======== DATA EXTRACT

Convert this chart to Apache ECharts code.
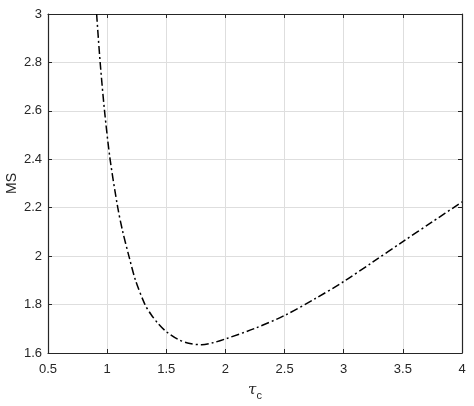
<!DOCTYPE html>
<html>
<head>
    <meta charset="utf-8">
    <title>MS vs tau_c</title>
    <script src="https://cdn.jsdelivr.net/npm/echarts@6/dist/echarts.min.js"></script>
    <style>
        html, body { margin: 0; padding: 0; background: #fff; }
    </style>
</head>
<body>
    <div id="chart" style="width: 474px; height: 406px;"></div>
    <script type="text/javascript">
        // values
        var tauC = [0.911, 0.941, 0.978, 1.025, 1.09, 1.13, 1.184, 1.24, 1.32, 1.37, 1.43, 1.5, 1.6, 1.7, 1.8, 1.9, 2.0, 2.25, 2.5, 2.75, 3.0, 3.25, 3.5, 3.75, 4.0];
        var msValues = [3.0, 2.8, 2.6, 2.4, 2.2, 2.105, 2.0, 1.90, 1.8, 1.76, 1.722, 1.688, 1.656, 1.639, 1.634, 1.643, 1.658, 1.702, 1.755, 1.822, 1.895, 1.977, 2.06, 2.142, 2.224];

        var xMin = 0.5, xMax = 4, xStep = 0.5;
        var yMin = 1.6, yMax = 3, yStep = 0.2;

        var points = tauC.map(function (t, i) { return [t, msValues[i]]; });

        var axisColor = '#262626';
        var labelFont = { color: '#262626', fontSize: 13, fontFamily: 'Liberation Sans, Arial, sans-serif' };

        var chart = echarts.init(document.getElementById('chart'));
        var option = {
            animation: false,
            grid: { left: 48, right: 12, top: 14, bottom: 53, containLabel: false, outerBoundsMode: 'none' },
            xAxis: [{
                type: 'value', min: xMin, max: xMax, interval: xStep,
                axisLine: { show: true, onZero: false, lineStyle: { color: axisColor, width: 1.2 } },
                axisTick: { show: true, inside: true, length: 4, lineStyle: { color: axisColor } },
                axisLabel: Object.assign({ margin: 10, formatter: function (v) { return String(v); } }, labelFont),
                splitLine: { show: true, lineStyle: { color: '#dedede', width: 1 } },
                name: '{t|τ}{s|c}',
                nameLocation: 'middle',
                nameGap: 27,
                nameMoveOverlap: false,
                nameTextStyle: {
                    rich: {
                        t: { fontSize: 15, fontStyle: 'italic', fontFamily: 'DejaVu Serif, serif', color: '#262626' },
                        s: { fontSize: 11, fontFamily: 'Liberation Sans, Arial, sans-serif', color: '#262626', padding: [10, 0, 0, 0] }
                    }
                }
            }, {
                type: 'value', position: 'top', min: xMin, max: xMax, interval: xStep,
                axisLine: { show: true, onZero: false, lineStyle: { color: axisColor, width: 1.2 } },
                axisTick: { show: true, inside: true, length: 4, lineStyle: { color: axisColor } },
                axisLabel: { show: false },
                splitLine: { show: false }
            }],
            yAxis: [{
                type: 'value', min: yMin, max: yMax, interval: yStep,
                axisLine: { show: true, onZero: false, lineStyle: { color: axisColor, width: 1.2 } },
                axisTick: { show: true, inside: true, length: 4, lineStyle: { color: axisColor } },
                axisLabel: Object.assign({ margin: 6, formatter: function (v) { return String(+v.toFixed(1)); } }, labelFont),
                splitLine: { show: true, lineStyle: { color: '#dedede', width: 1 } },
                name: 'MS',
                nameLocation: 'middle',
                nameGap: 29,
                nameMoveOverlap: false,
                nameTextStyle: { color: '#262626', fontSize: 14, fontFamily: 'Liberation Sans, Arial, sans-serif' }
            }, {
                type: 'value', position: 'right', min: yMin, max: yMax, interval: yStep,
                axisLine: { show: true, onZero: false, lineStyle: { color: axisColor, width: 1.2 } },
                axisTick: { show: true, inside: true, length: 4, lineStyle: { color: axisColor } },
                axisLabel: { show: false },
                splitLine: { show: false }
            }],
            series: [{
                type: 'line',
                data: points,
                smooth: 0.3,
                showSymbol: false,
                clip: true,
                lineStyle: { color: '#000', width: 1.5, type: [8, 3, 2, 3] }
            }]
        };
        chart.setOption(option);
    </script>
</body>
</html>
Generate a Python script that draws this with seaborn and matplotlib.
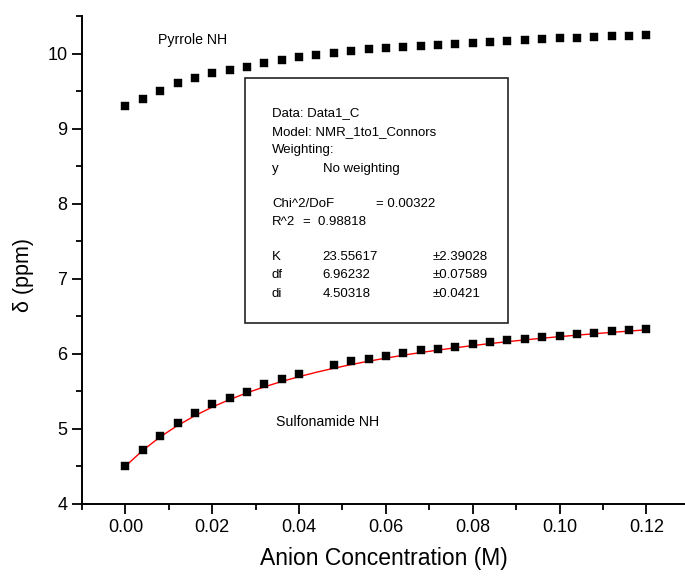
import matplotlib
matplotlib.use("Agg")
import matplotlib.pyplot as plt
from matplotlib.patches import Rectangle
from matplotlib.ticker import MultipleLocator
import numpy as np
import pandas as pd
import seaborn as sns

# ---- data ----
conc_pyrrole = [0.000, 0.004, 0.008, 0.012, 0.016, 0.020, 0.024, 0.028, 0.032, 0.036,
                0.040, 0.044, 0.048, 0.052, 0.056, 0.060, 0.064, 0.068, 0.072, 0.076,
                0.080, 0.084, 0.088, 0.092, 0.096, 0.100, 0.104, 0.108, 0.112, 0.116, 0.120]
shift_pyrrole = [9.295, 9.400, 9.499, 9.614, 9.677, 9.743, 9.783, 9.827, 9.880, 9.916,
                 9.951, 9.983, 10.009, 10.036, 10.057, 10.076, 10.090, 10.102, 10.120, 10.133,
                 10.146, 10.160, 10.169, 10.177, 10.190, 10.203, 10.213, 10.222, 10.230, 10.231, 10.249]

conc_sulfon = [0.000, 0.004, 0.008, 0.012, 0.016, 0.020, 0.024, 0.028, 0.032, 0.036,
               0.040, 0.048, 0.052, 0.056, 0.060, 0.064, 0.068, 0.072, 0.076,
               0.080, 0.084, 0.088, 0.092, 0.096, 0.100, 0.104, 0.108, 0.112, 0.116, 0.120]
shift_sulfon = [4.505, 4.718, 4.900, 5.080, 5.210, 5.330, 5.410, 5.493, 5.605, 5.666,
                5.730, 5.858, 5.906, 5.937, 5.972, 6.008, 6.046, 6.070, 6.097,
                6.131, 6.158, 6.181, 6.198, 6.221, 6.238, 6.265, 6.283, 6.300, 6.314, 6.336]

fit_conc = [0.000, 0.004, 0.008, 0.012, 0.016, 0.020, 0.024, 0.028, 0.032, 0.036,
            0.040, 0.044, 0.048, 0.052, 0.056, 0.060, 0.064, 0.068, 0.072, 0.076,
            0.080, 0.084, 0.088, 0.092, 0.096, 0.100, 0.104, 0.108, 0.112, 0.116, 0.120]
fit_shift = [4.503, 4.715, 4.893, 5.045, 5.176, 5.291, 5.391, 5.481, 5.560, 5.632,
             5.696, 5.755, 5.808, 5.857, 5.902, 5.943, 5.982, 6.017, 6.050, 6.081,
             6.110, 6.137, 6.162, 6.186, 6.208, 6.229, 6.249, 6.268, 6.286, 6.303, 6.320]

x_ticks = [0.00, 0.02, 0.04, 0.06, 0.08, 0.10, 0.12]
x_tick_labels = ["0.00", "0.02", "0.04", "0.06", "0.08", "0.10", "0.12"]
y_ticks = [4, 5, 6, 7, 8, 9, 10]

box_lines = [
    ("Data: Data1_C", None, None),
    ("Model: NMR_1to1_Connors", None, None),
    ("Weighting:", None, None),
    ("y", "No weighting", None),
    ("Chi^2/DoF", "= 0.00322", None),
    ("R^2", "=  0.98818", None),
    ("K", "23.55617", "\u00b12.39028"),
    ("df", "6.96232", "\u00b10.07589"),
    ("di", "4.50318", "\u00b10.0421"),
]

# ---- style ----
sns.set_theme(style="ticks")
plt.rcParams["font.family"] = ["Liberation Sans", "DejaVu Sans"]
plt.rcParams["text.color"] = "black"
plt.rcParams["axes.labelcolor"] = "black"
plt.rcParams["xtick.color"] = "black"
plt.rcParams["ytick.color"] = "black"

W, H = 685, 576
fig = plt.figure(figsize=(W / 100, H / 100), dpi=100)
L, R, T, B = 82, 685, 16, 504
ax = fig.add_axes([L / W, (H - B) / H, (R - L) / W, (B - T) / H])

df_p = pd.DataFrame({"conc": conc_pyrrole, "shift": shift_pyrrole})
df_s = pd.DataFrame({"conc": conc_sulfon, "shift": shift_sulfon})
df_f = pd.DataFrame({"conc": fit_conc, "shift": fit_shift})

sns.lineplot(data=df_f, x="conc", y="shift", ax=ax, color="#ff0000", linewidth=1.0,
             legend=False, zorder=2)
sns.scatterplot(data=df_p, x="conc", y="shift", ax=ax, marker="s", s=34, color="black",
                edgecolor="black", linewidth=0.3, legend=False, zorder=3)
sns.scatterplot(data=df_s, x="conc", y="shift", ax=ax, marker="s", s=38, color="black",
                edgecolor="black", linewidth=0.3, legend=False, zorder=3)

ax.set_xlim(-0.01, 0.1289)
ax.set_ylim(4, 10.5)
ax.set_xticks(x_ticks)
ax.set_xticklabels(x_tick_labels)
ax.set_yticks(y_ticks)
ax.xaxis.set_minor_locator(MultipleLocator(0.01))
ax.yaxis.set_minor_locator(MultipleLocator(0.5))

for s in ["top", "right"]:
    ax.spines[s].set_visible(False)
for s in ["left", "bottom"]:
    ax.spines[s].set_linewidth(1.4)
    ax.spines[s].set_color("black")

ax.tick_params(axis="both", which="major", direction="out", length=7, width=1.3,
               labelsize=13, pad=3.5, colors="black")
ax.tick_params(axis="both", which="minor", direction="out", length=4, width=1.3,
               colors="black")

ax.set_xlabel("Anion Concentration (M)", fontsize=16.5, labelpad=8, color="black")
ax.set_ylabel("\u03b4 (ppm)", fontsize=15.5, color="black")
ax.yaxis.set_label_coords(-0.08, 0.469)

# series labels
ax.text((157.7 - L) / (R - L), (B - 40) / (B - T), "Pyrrole NH", transform=ax.transAxes,
        fontsize=10.2, ha="left", va="center", color="black")
ax.text((275.7 - L) / (R - L), (B - 422.3) / (B - T), "Sulfonamide NH", transform=ax.transAxes,
        fontsize=10.2, ha="left", va="center", color="black")

# fit result box
bx0, bx1, by0, by1 = 245, 508, 78, 323
ax.add_patch(Rectangle(((bx0 - L) / (R - L), (B - by1) / (B - T)),
                       (bx1 - bx0) / (R - L), (by1 - by0) / (B - T),
                       transform=ax.transAxes, fill=True, facecolor="white",
                       edgecolor="#222222", linewidth=1.2, zorder=4))

line_y = [111.7, 130, 148.5, 167, 202, 220.5, 255.5, 273.8, 292.2]
col1 = 272
col2_default = 322.7
col3 = 432.7
for (a, b, c), py in zip(box_lines, line_y):
    fy = (B - py - 4.7) / (B - T)
    ax.text((col1 - L) / (R - L), fy, a, transform=ax.transAxes, fontsize=9.5,
            ha="left", va="baseline", zorder=5, color="black")
    if b is not None:
        if a.startswith("Chi"):
            bx = 376
        elif a.startswith("R^2"):
            bx = 303.3
        else:
            bx = col2_default
        ax.text((bx - L) / (R - L), fy, b, transform=ax.transAxes, fontsize=9.5,
                ha="left", va="baseline", zorder=5, color="black")
    if c is not None:
        ax.text((col3 - L) / (R - L), fy, c, transform=ax.transAxes, fontsize=9.5,
                ha="left", va="baseline", zorder=5, color="black")

fig.savefig("out.png", dpi=100)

================

- _WHAT YOU NEED TO DO_:
Skip every picture and return the lines above from the top through the one that contains "13, fontFamily: 'Liberation".

- _IN RESPONSE_:
Convert this chart to Apache ECharts code.
<!DOCTYPE html>
<html>
<head>
    <meta charset="utf-8">
    <title>MS vs tau_c</title>
    <script src="https://cdn.jsdelivr.net/npm/echarts@6/dist/echarts.min.js"></script>
    <style>
        html, body { margin: 0; padding: 0; background: #fff; }
    </style>
</head>
<body>
    <div id="chart" style="width: 474px; height: 406px;"></div>
    <script type="text/javascript">
        // values
        var tauC = [0.911, 0.941, 0.978, 1.025, 1.09, 1.13, 1.184, 1.24, 1.32, 1.37, 1.43, 1.5, 1.6, 1.7, 1.8, 1.9, 2.0, 2.25, 2.5, 2.75, 3.0, 3.25, 3.5, 3.75, 4.0];
        var msValues = [3.0, 2.8, 2.6, 2.4, 2.2, 2.105, 2.0, 1.90, 1.8, 1.76, 1.722, 1.688, 1.656, 1.639, 1.634, 1.643, 1.658, 1.702, 1.755, 1.822, 1.895, 1.977, 2.06, 2.142, 2.224];

        var xMin = 0.5, xMax = 4, xStep = 0.5;
        var yMin = 1.6, yMax = 3, yStep = 0.2;

        var points = tauC.map(function (t, i) { return [t, msValues[i]]; });

        var axisColor = '#262626';
        var labelFont = { color: '#262626', fontSize: 13, fontFamily: 'Liberation Sans, Arial, sans-serif' };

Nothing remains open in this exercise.